Another tip? Look for the 1980s "Action All-Stars" by Donruss. These were oversized cards (roughly the size of a postcard) that leaned heavily into the portrait style. Because they don't fit in standard 9-pocket sleeves, people tend to ignore them. That’s your opening. You can get incredible art for a fraction of the price of a standard-sized card.

The Future of the Aesthetic

We’re seeing a resurgence. Modern sets like Topps Living Set use the 1953 Topps design, which was the original "big head" set. It’s all hand-painted by artists like Mayumi Seto.

The hobby is moving away from the "look at this shiny piece of plastic" and moving back toward "look at this beautiful piece of art." It’s a cycle. Everything old is new again.

If you have those old boxes in the attic, go find the paintings. Look for the brushstrokes. Look for the weirdly large heads of the guys who defined your childhood summers.

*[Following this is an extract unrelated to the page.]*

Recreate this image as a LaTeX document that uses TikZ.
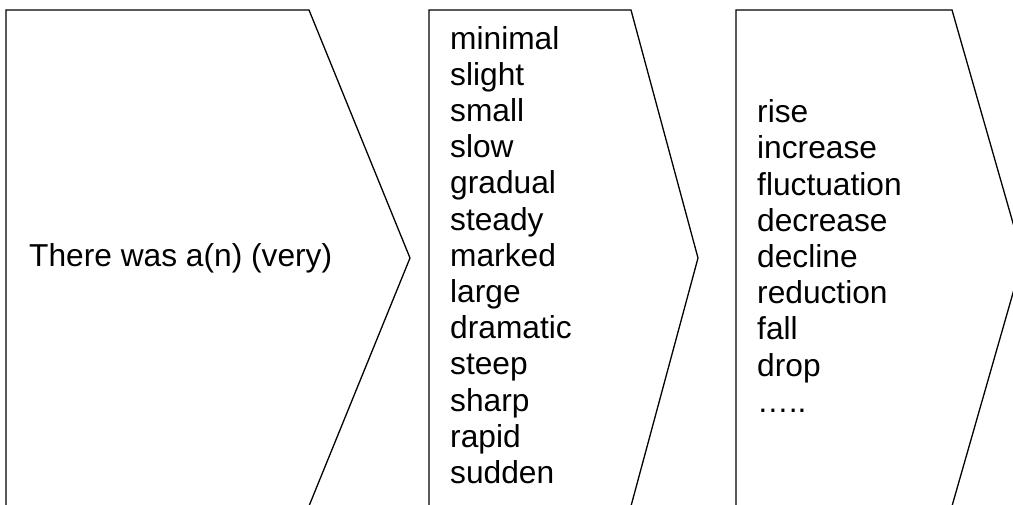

Steps for the modern collector:

  • Check your 1982-1992 Donruss stacks for "Diamond Kings" specifically.
  • Verify the corners; these cards are notoriously fragile due to the dark ink used on the borders.
  • Search for "Dick Perez" on auction sites to find the original lithographs that inspired the cards.
  • Avoid "unopened" packs from the late 80s unless you just want the gum; the cards inside are likely "bricked" (stuck together).
  • Focus on the 1996-2000 Topps Gallery "Peter Max" style cards for the next big growth area in painted portraits.